War, Oil, and Crimes: Reporting the New Climate Story

March 27th, 2022 - by Mark Hertsgaard / Covering Climate Now

Russia’s War on Ukraine Creates
Opportunities for Critical Climate Reporting

Mark Hertsgaard / Covering Climate Now

(March 15, 2022) — Russia’s war on Ukraine poses sweeping challenges, and opportunities, for climate reporting. Suddenly the only existential threat that matches climate change, nuclear war, is back on the table. Recession looms as fossil fuels, still the lifeblood of the world economy, appear scarce.

After decades of oil companies’ climate lies, another harrowing IPCC report gets almost overlooked as war crimes and mass resistance in Ukraine command newsrooms’ attention. These are some of the issues we discussed in a Talking Shop webinar, which you can view in the video above.


Mark Hertsgaard, CCNow’s executive director and the environment correspondent for The Nation, moderated the Talking Shop. Key takeaways from the event, lightly edited for length and clarity, as well as a complete transcript, are below.

Covering Existential Threats

Mark Hertsgaard:  We chose the title of today’s talking shop quite deliberately. Suddenly the one issue, the existential issue that matches climate change, nuclear war, is back on the table. And just as most of the media was all but silent for way too many years about the climate threat, so did the media largely ignore the nuclear threat. And now it has to play catch-up, notably on the question of a no-fly zone over Ukraine.

Avoiding Big Oil’s Talking Points 

Mark Hertsgaard:  Fossil fuels, which are still the lifeblood of the world economy despite the spectacular gains of wind and solar, are feared to be scarce, driving prices higher and inviting political demagoguery. Here, journalists need to be vigilant about not getting spun by the usual suspects, who historically have seized upon such crises to champion their “drill baby drill” agenda, whatever the facts may be.

Russia’s Invasion Is a Climate Story 

Sammy Roth: Ukraine and the Russian invasion is an energy story. And every energy story is a climate story in 2022, because energy is at the heart of what’s going on here, the burning of coal and oil and natural gas.

You look specifically at what’s playing out here, one of the reasons Russia has the military might that it does and so much geopolitical influence, and one of the things that makes it so difficult to deal with Russia is its huge exports of oil and natural gas. Europe is highly dependent on them.

As journalists, it would be irresponsible at this point to be looking at a story that’s about fossil fuel exports and fossil fuel production, and not think about what are the climate implications of that…

Providing Historical Context as Oil Prices Rise

Naomi Klein: One of the things that journalists can do in a moment like this is recognize that in moments which are frightening and confusing … there’s a greater appetite for context and history.

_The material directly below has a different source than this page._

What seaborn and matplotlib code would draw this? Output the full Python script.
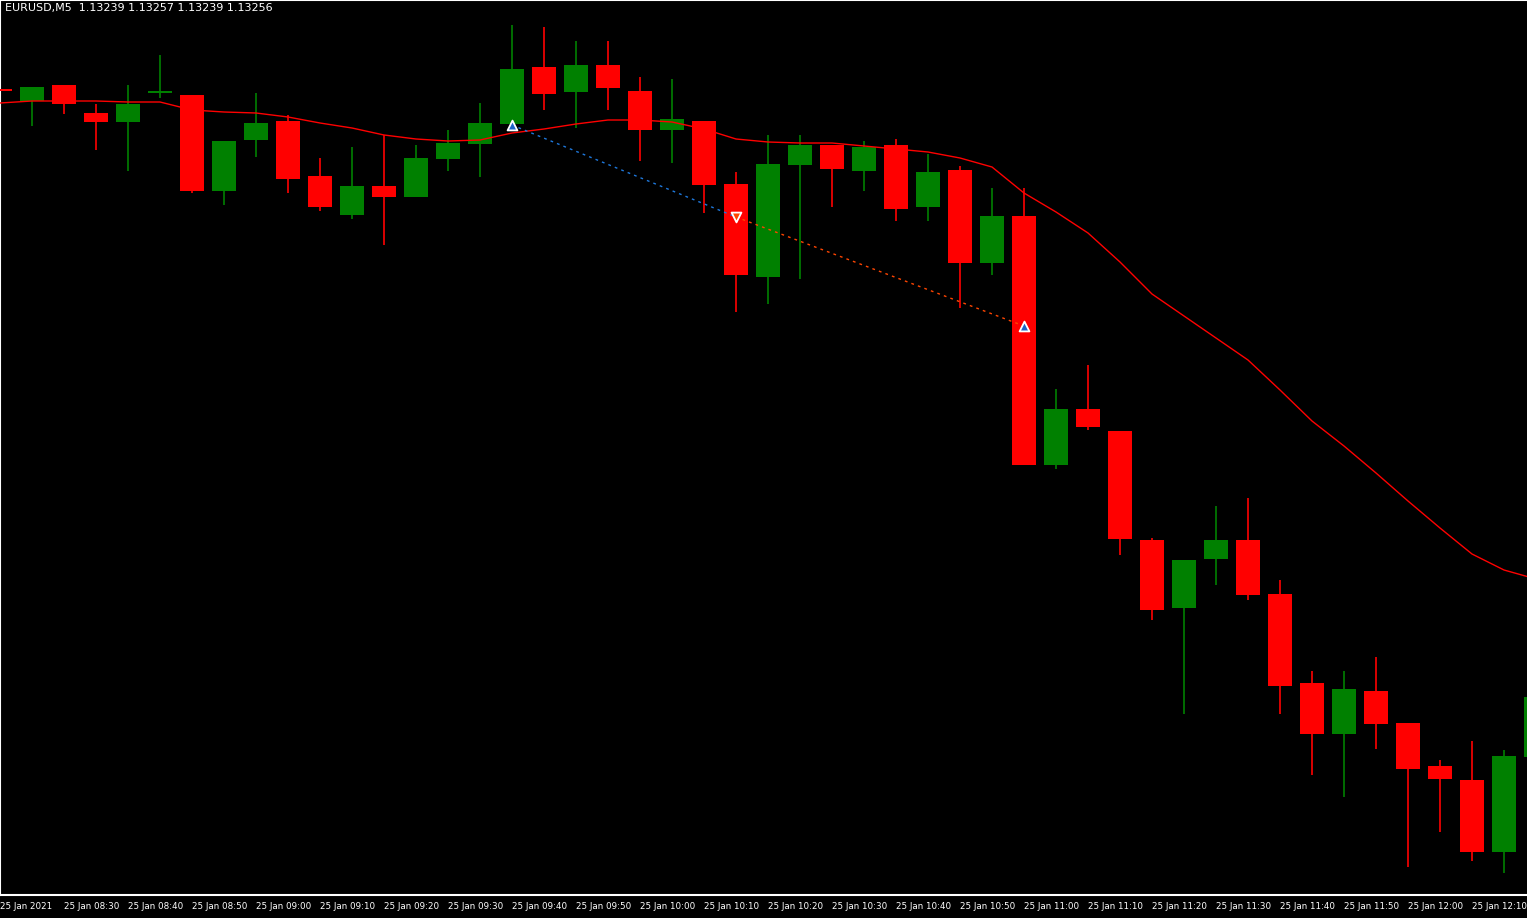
import matplotlib
matplotlib.use("Agg")
import matplotlib.pyplot as plt
import seaborn as sns
import pandas as pd
import numpy as np

times = ["08:20","08:25","08:30","08:35","08:40","08:45","08:50","08:55","09:00","09:05",
         "09:10","09:15","09:20","09:25","09:30","09:35","09:40","09:45","09:50","09:55",
         "10:00","10:05","10:10","10:15","10:20","10:25","10:30","10:35","10:40","10:45",
         "10:50","10:55","11:00","11:05","11:10","11:15","11:20","11:25","11:30","11:35",
         "11:40","11:45","11:50","11:55","12:00","12:05","12:10","12:15","12:20"]
opens = [1.13611,1.13599,1.13615,1.13587,1.13578,1.13607,1.13605,1.13509,1.13560,1.13579,
         1.13524,1.13485,1.13514,1.13503,1.13541,1.13556,1.13576,1.13633,1.13608,1.13635,
         1.13609,1.13570,1.13579,1.13516,1.13423,1.13535,1.13555,1.13529,1.13555,1.13493,
         1.13530,1.13437,1.13484,1.13235,1.13291,1.13269,1.13160,1.13092,1.13141,1.13160,
         1.13106,1.13017,1.12966,1.13009,1.12977,1.12934,1.12920,1.12848,1.12943]
highs = [1.13612,1.13613,1.13615,1.13596,1.13615,1.13645,1.13605,1.13559,1.13607,1.13585,
         1.13542,1.13553,1.13565,1.13555,1.13570,1.13597,1.13675,1.13673,1.13659,1.13659,
         1.13623,1.13621,1.13579,1.13528,1.13565,1.13565,1.13555,1.13559,1.13561,1.13546,
         1.13534,1.13512,1.13512,1.13311,1.13335,1.13269,1.13162,1.13140,1.13194,1.13202,
         1.13120,1.13029,1.13029,1.13043,1.12977,1.12940,1.12959,1.12950,1.13020]
lows = [1.13608,1.13574,1.13586,1.13550,1.13529,1.13602,1.13507,1.13495,1.13543,1.13507,
        1.13489,1.13481,1.13455,1.13503,1.13529,1.13523,1.13572,1.13590,1.13572,1.13590,
        1.13539,1.13537,1.13487,1.13388,1.13396,1.13421,1.13493,1.13509,1.13479,1.13479,
        1.13392,1.13425,1.13235,1.13231,1.13270,1.13145,1.13080,1.12986,1.13115,1.13100,
        1.12986,1.12925,1.12903,1.12951,1.12833,1.12868,1.12839,1.12827,1.12943]
closes = [1.13609,1.13613,1.13596,1.13578,1.13596,1.13609,1.13509,1.13559,1.13577,1.13521,
          1.13493,1.13514,1.13503,1.13542,1.13557,1.13577,1.13631,1.13606,1.13635,1.13612,
          1.13570,1.13581,1.13515,1.13425,1.13536,1.13555,1.13531,1.13553,1.13491,1.13528,
          1.13437,1.13484,1.13235,1.13291,1.13273,1.13161,1.13090,1.13140,1.13160,1.13105,
          1.13014,1.12966,1.13011,1.12976,1.12931,1.12921,1.12848,1.12944,1.13003]
ma = [1.13597,1.13599,1.13599,1.13599,1.13598,1.13598,1.13590,1.13588,1.13587,1.13583,
      1.13577,1.13572,1.13565,1.13561,1.13559,1.13560,1.13567,1.13571,1.13576,1.13580,
      1.13580,1.13578,1.13571,1.13561,1.13558,1.13557,1.13557,1.13554,1.13551,1.13548,
      1.13542,1.13533,1.13507,1.13488,1.13467,1.13438,1.13406,1.13384,1.13362,1.13340,
      1.13310,1.13279,1.13254,1.13227,1.13199,1.13172,1.13146,1.13130,1.13121]
signal_idx = [16, 23, 32]
signal_price = [1.13575, 1.13483, 1.13374]
signal_dir = ["up", "down", "up"]
header = "EURUSD,M5  1.13239 1.13257 1.13239 1.13256"

df = pd.DataFrame({"t": times, "o": opens, "h": highs, "l": lows, "c": closes, "ma": ma})
df["i"] = np.arange(len(df))

sns.set_style("dark", {"axes.facecolor": "black", "figure.facecolor": "black"})
fig = plt.figure(figsize=(15.27, 9.18), dpi=100)
ax = fig.add_axes([0, 23/918, 1, 895/918])
ax.set_facecolor("black")

GREEN, RED = "#008000", "#FF0000"
for _, r in df.iterrows():
    col = GREEN if r.c >= r.o else RED
    ax.vlines(r.i, r.l, r.h, color=col, lw=1.2, zorder=2)
    lo, hi = min(r.o, r.c), max(r.o, r.c)
    ax.bar(r.i, max(hi - lo, 0.000015), bottom=lo, width=0.72, color=col, lw=0, zorder=3)

sns.lineplot(data=df, x="i", y="ma", color=RED, lw=1, ax=ax, zorder=4)

ax.plot(signal_idx[:2], signal_price[:2], ls=(0, (2, 3)), color="#1E78DC", lw=1, zorder=5)
ax.plot(signal_idx[1:], signal_price[1:], ls=(0, (2, 3)), color="#FF4500", lw=1, zorder=5)
for i, p, d in zip(signal_idx, signal_price, signal_dir):
    if d == "up":
        ax.scatter([i], [p], marker="^", s=50, color="#1E64C8", edgecolor="white", lw=1.3, zorder=6)
    else:
        ax.scatter([i], [p], marker="v", s=50, color="#FF4500", edgecolor="white", lw=1.3, zorder=6)

xmax = 1527/32
ticks = [k for k in range(0, len(df), 2) if k < xmax - 1]
labels = ["25 Jan 2021"] + ["25 Jan " + times[k] for k in ticks[1:]]
ax.set_xticks(ticks)
ax.set_xticklabels(labels, ha="left", color="white", fontsize=6.3)
ax.set_xlim(0, xmax)
ax.set_ylim(1.12805, 1.13700)
ax.set_xlabel(""); ax.set_ylabel("")
ax.set_yticks([])
ax.tick_params(axis="x", direction="out", length=3, color="white", pad=2, width=1)
for s in ["top", "left", "bottom"]:
    ax.spines[s].set_visible(True)
    ax.spines[s].set_color("white")
    ax.spines[s].set_linewidth(1.5)
ax.spines["right"].set_visible(False)
ax.grid(False)
ax.text(0.003, 0.997, header, transform=ax.transAxes, color="white", fontsize=8, va="top", ha="left")

fig.savefig("out.png", dpi=100, facecolor="black")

During wars, people reach for their history books. And there’s that terrible saying that wars are how Americans learn geography. They are also how Americans learn history.

We’ve been in this story before. I’m talking to you from Canada. The price of oil when the invasion of Iraq began was $30 a barrel. By 2008, it was over $100 a barrel. In the intervening years, the rush for the Tar Sands in Alberta opened up.

Why? Is it because they discovered oil? No. Digging up that heavy, high-carbon, sludgy oil became economic when the price of oil [went up]….  How do we cover this emergent policy debate? I think sometimes the way we cover it is by saying, ‘What is masquerading as a serious policy debate about energy security is actually just a cash grab.’

Climate Reality of New Energy Investments 

Naomi Klein: If you’re going to build a $20 million LNG export terminal, how long does that terminal need to be in operation for the investors to get their money out?  Chances are they’re banking on it being in operation for two to three decades to get that investment out. How does that align with what our carbon budget is in the context of the climate crisis?

Expanding Topics and Conversations

Nathaniel Bullard:  The Overton Window [i.e., what’s considered acceptable to think and talk about] is now wide open….Things that were kind of a science experiment or think tank level of discourse are now very much more viewed as both nearer term and more imperative. That’s all for the good, for the kind of deep decarbonization [that’s needed].